Warehouse Legal Liability
Warehousing Insurance Coverage
Warehouse operators are exposed to the risks of fire, theft and damage of third-party owned cargo stored in their facilities. What’s more, you have a legal responsibility for cargo loss or damage while in your care, custody or control. In fact, under the United States Uniform Commercial Code (UCC), when you create a bailment situation you legally assume liabilities.
Warehouse Legal Liability insurance will defend your company against claims and pay settlements rendered against your company per the policy terms. But not all policies are the same from one insurance company to another and require the expertise of a professional that understands bailment liability. At Century Total Insurance Agency, our staff will analyze your specific exposures to determine what you need. What’s more, we can combine this coverage with motor truck cargo, marine cargo and property and liability coverages.
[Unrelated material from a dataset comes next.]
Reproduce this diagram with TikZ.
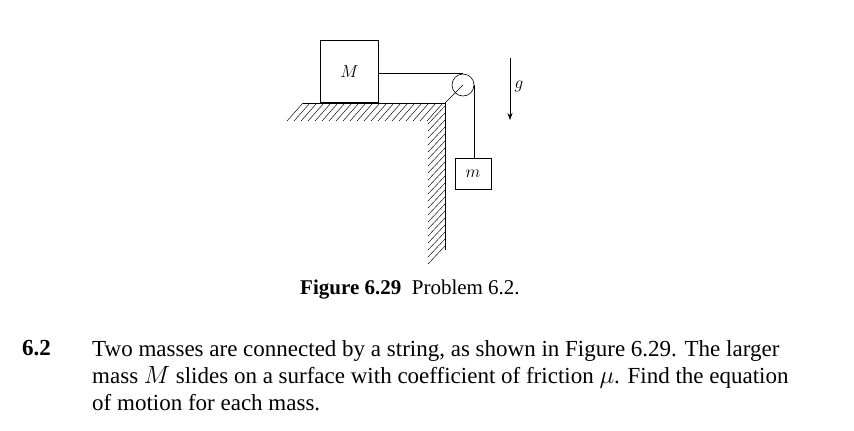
\documentclass[tikz,border=0pt]{standalone}
\usepackage{fontspec}
\setmainfont{Liberation Serif}
\usetikzlibrary{patterns,arrows.meta}
\begin{document}
\begin{tikzpicture}[x=1pt,y=-1pt,
  box/.style={draw,line width=0.7pt,font=\fontsize{16}{18}\selectfont},
  wire/.style={line width=0.6pt},
  hatch/.style={line width=0.45pt},
  txt/.style={inner sep=0pt}]
\useasboundingbox (0,0) rectangle (854,431);
% hatching
\foreach \i in {0,...,20} {\draw[hatch] ({303+7*\i},103) -- ({303+7*\i-16},121);}
\foreach \j in {0,...,20} {\draw[hatch] (445,{106+7*\j}) -- (428,{124+7*\j});}
\draw[line width=0.7pt] (303,103) -- (445,103) -- (445,250);
\node[box,minimum width=58pt,minimum height=62pt,anchor=south west] (M) at (320,103) {$M$};
\node[draw,circle,minimum size=22pt,inner sep=0pt,line width=0.6pt] (p) at (463,85) {};
\coordinate (corner) at (445,103);
\draw[wire] (corner) -- (p.center);
\draw[wire] (M.east |- p.north) -- (p.north);
\node[box,minimum width=36pt,minimum height=31pt,anchor=north] (m) at (473,158) {$m$};
\draw[wire] (p.east) -- (m.north -| p.east);
\coordinate (g1) at (510,58); \coordinate (g2) at (510,120);
\draw[wire,-{Stealth[length=7pt,width=5pt]}] (g1) -- (g2);
\node[font=\fontsize{16}{18}\selectfont] (g) at (519,86) {$g$};
\node[font=\fontsize{21}{24}\selectfont] (cap) at (410,290) {\textbf{Figure 6.29}\ \ Problem 6.2.};
\node[txt,anchor=north west,font=\fontsize{23}{27}\selectfont\bfseries] (num) at (22,340) {6.2};
\node[txt,anchor=north west,align=left,font=\fontsize{23}{27}\selectfont] (body) at (92,340) {Two masses are connected by a string, as shown in Figure 6.29. The larger\\mass $M$ slides on a surface with coefficient of friction $\mu$. Find the equation\\of motion for each mass.};
\end{tikzpicture}
\end{document}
The insurance coverages carried by a warehouse operator is one of the most commonly misunderstood elements of the relationship between the warehouse operator and the customer.
In addition to the normal business liability insurance coverages that most companies carry (e.g., commercial general liability (CGL), workers compensation, and motor vehicle), reputable warehouse operators also carry warehouse legal liability coverage. Warehouse legal liability coverage is a unique type of liability insurance policy that responds when a warehouse operator’s failure to exercise reasonable care in the handling and storage of a customer’s goods results in loss of, or damage to, those goods.
Warehouse legal liability insurance is third-party coverage
That means that if the warehouse operator is negligent in the care of the customer’s goods, the insurance carrier directly pays the customer for the loss incurred. For that reason, a customer cannot be, and does not want to be, named as an additional insured under the warehouse operator’s warehouse legal liability policy.
As a warehouse operator’s warehouse legal liability policy only pays a customer if the warehouse operator has been negligent in caring for a customer’s goods, the customer is still responsible for insuring its goods against other types of losses (e.g., fire, windstorm, etc.).
It is also important to note that virtually every warehouse legal liability policy excludes liability for loss or damage in instances where the warehouse operator has agreed to take on a higher degree of responsibility for the customer’s goods beyond what is legally required (i.e., “reasonable care”). This exclusion is necessary because warehouse legal liability policies are underwritten by insurance carriers on the basis of insuring the risks associated with the warehouse operator’s negligence. If a warehouse operator has agreed to assume greater liability for a customer’s goods, then the risks are obviously much more extensive than what the insurance carrier took into account when setting its premium.
In the event of significant loss or damage to the customer’s goods attributable to the warehouse operator’s failure to take reasonable care of the customer’s goods, both the warehouse operator and the customer depend on the warehouse operator’s warehouse legal liability policy to respond to the claim. As such, if a warehousing services agreement contains any provision that requires the warehouse operator to assume liability for a customer’s goods beyond the standard of “reasonable care”, then such a provision may void the warehouse operator’s warehouse legal liability coverage thereby putting both parties in an unfavorable position.
Additionally, it’s critical to have a complete understanding of the contractual agreements through which your warehousing services are provided and the limitations on recovery that can be associated with such warehousing agreements, bills of lading, warehouse receipts and invoices issued for the goods stored. Even if you think you are not responsible for property in your care, custody, or control due to the agreement or receipt, you may find yourself indeed liable. For example, “Acts of God” are often listed as an absolute exclusion in an agreement. This makes sense as a warehouse operator or other bailee is not able to control such forces of nature (earthquake, hurricane, windstorm, etc.). Yet, there are circumstances where liability may be imposed. If you had warning of an impending loss and could have taken reasonable steps to avoid it from happening, you may be found liable. To illustrate this point, suppose a warehouse is located along a river in an area prone to flooding from hurricanes and the ground floor had been flooded previously causing damage to cargo stored there. You could be found negligent if you hadn’t moved the cargo to a higher floor or alternative location when warned of an approaching hurricane. In this situation, with Warehouse Legal Liability insurance, you’d have coverage for the damaged cargo. The policy would respond due to failure to exercise proper care.
We hope that this has helped to answer any questions that you had regarding Warehouse Legal Liability Insurance and the relationship it plays between you and your third party logistics provider.